• **Exercise requirements**: Every line of the data that contains the string "with" must be copied.

• **Stored rows**:
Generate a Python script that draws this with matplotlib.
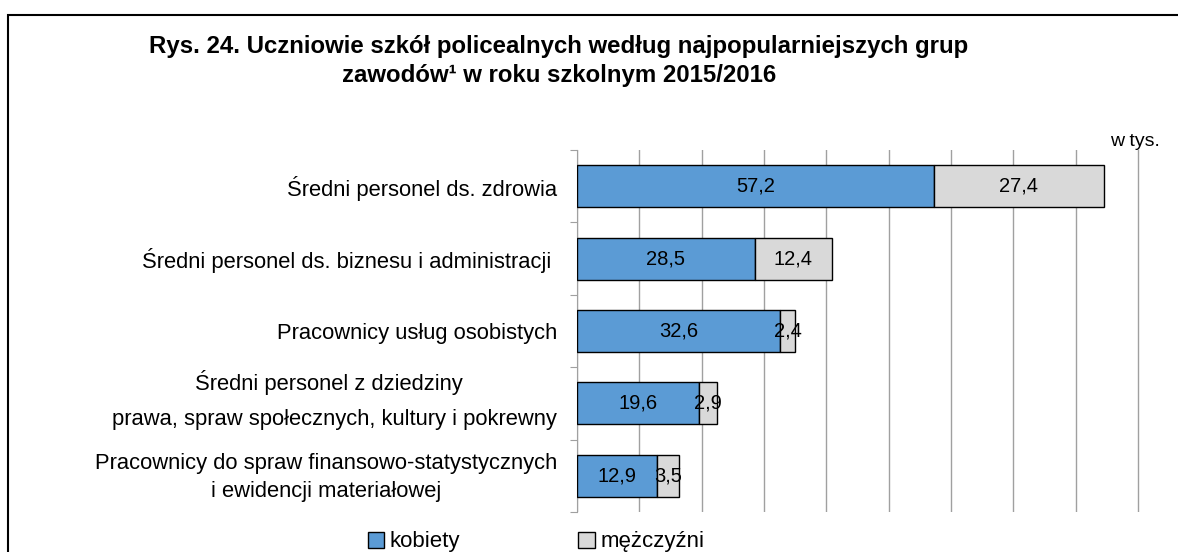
import matplotlib.pyplot as plt
from matplotlib.patches import Rectangle, Patch

plt.rcParams['font.family'] = ['Liberation Sans', 'DejaVu Sans']

# grupy zawodów (od góry)
kategorie = [
    "Średni personel ds. zdrowia",
    "Średni personel ds. biznesu i administracji ",
    "Pracownicy usług osobistych",
    "Średni personel z dziedziny  \nprawa, spraw społecznych, kultury i pokrewny",
    "Pracownicy do spraw finansowo-statystycznych\ni ewidencji materiałowej",
]
kobiety = [57.2, 28.5, 32.6, 19.6, 12.9]
mezczyzni = [27.4, 12.4, 2.4, 2.9, 3.5]

niebieski = "#5B9BD5"
szary = "#D9D9D9"

fig = plt.figure(figsize=(11.78, 5.52), dpi=100)
W, H = 1178, 552
ax = fig.add_axes([577 / W, 1 - 512 / H, (1140 - 577) / W, (512 - 150) / H])

y = list(range(len(kategorie)))
b1 = ax.barh(y, kobiety, height=0.58, color=niebieski, edgecolor="black", linewidth=1, zorder=3)
b2 = ax.barh(y, mezczyzni, left=kobiety, height=0.58, color=szary, edgecolor="black", linewidth=1, zorder=3)

for bars, vals in ((b1, kobiety), (b2, mezczyzni)):
    for r, v in zip(bars, vals):
        ax.text(r.get_x() + r.get_width() / 2, r.get_y() + r.get_height() / 2,
                f"{v:.1f}".replace(".", ","), ha="center", va="center",
                fontsize=14.5, zorder=4)

ax.set_xlim(0, 90 * (1140 - 577) / (1138 - 577))
ax.set_ylim(4.5, -0.5)
ax.set_xticks(range(0, 91, 10))
ax.tick_params(axis="x", length=0, labelbottom=False)
ax.grid(axis="x", color="#A0A0A0", linewidth=1, zorder=0)

# etykiety kategorii rysowane jako tekst (czwarta jest nieco wyżej niż środek słupka)
przesuniecia = [0.028, 0.028, 0.028, -0.05, 0.028]
odstepy = [1.2, 1.2, 1.2, 1.9, 1.45]
for i, (txt, dy, ls) in enumerate(zip(kategorie, przesuniecia, odstepy)):
    ax.annotate(txt, xy=(0, i + dy), xycoords=("axes fraction", "data"),
                xytext=(-20, 0), textcoords="offset pixels", ha="right", va="center",
                fontsize=15.8, multialignment="center", linespacing=ls)

ax.set_yticks([i - 0.5 for i in range(len(kategorie) + 1)])
ax.tick_params(axis="y", length=5, color="#A0A0A0", direction="out", labelleft=False)

for s in ("top", "right", "bottom"):
    ax.spines[s].set_visible(False)
ax.spines["left"].set_color("#A0A0A0")

fig.text(559 / W, 1 - 47 / H, "Rys. 24. Uczniowie szkół policealnych według najpopularniejszych grup",
         ha="center", va="center", fontsize=17.3, fontweight="bold")
fig.text(559 / W, 1 - 76 / H, "zawodów¹ w roku szkolnym 2015/2016",
         ha="center", va="center", fontsize=17.3, fontweight="bold")
fig.text(1160 / W, 1 - 142 / H, "w tys.", ha="right", va="center", fontsize=14)

uchwyty = [Patch(facecolor=niebieski, edgecolor="black"), Patch(facecolor=szary, edgecolor="black")]
fig.legend(uchwyty, ["kobiety", "mężczyźni"], loc="center", bbox_to_anchor=(536 / W, 1 - 542 / H),
           ncol=2, frameon=False, fontsize=16, handlelength=0.75, handleheight=0.75,
           handletextpad=0.25, columnspacing=5.3, borderpad=0)

fig.patches.append(Rectangle((8 / W, -0.1), 2, 1.1 - 15 / H, transform=fig.transFigure,
                             fill=False, edgecolor="black", linewidth=1.5))

fig.savefig("out.png", dpi=100)
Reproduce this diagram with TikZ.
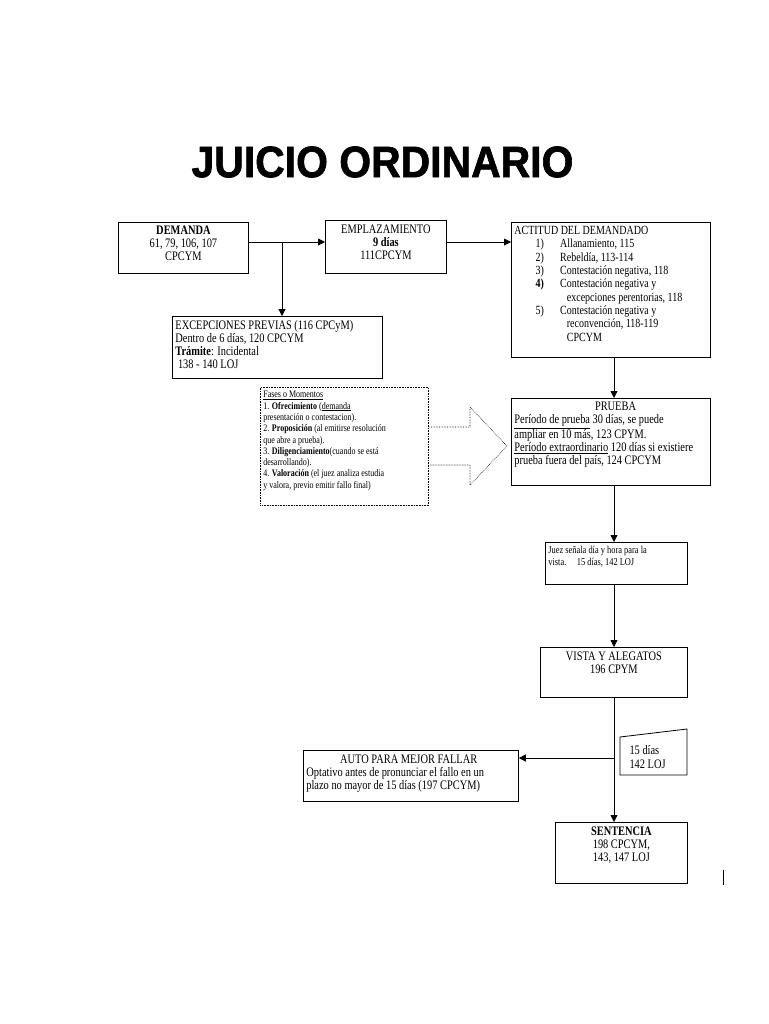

• **Answer to the task**:
Generate a Python script that draws this with matplotlib.
Reproduce this diagram with TikZ.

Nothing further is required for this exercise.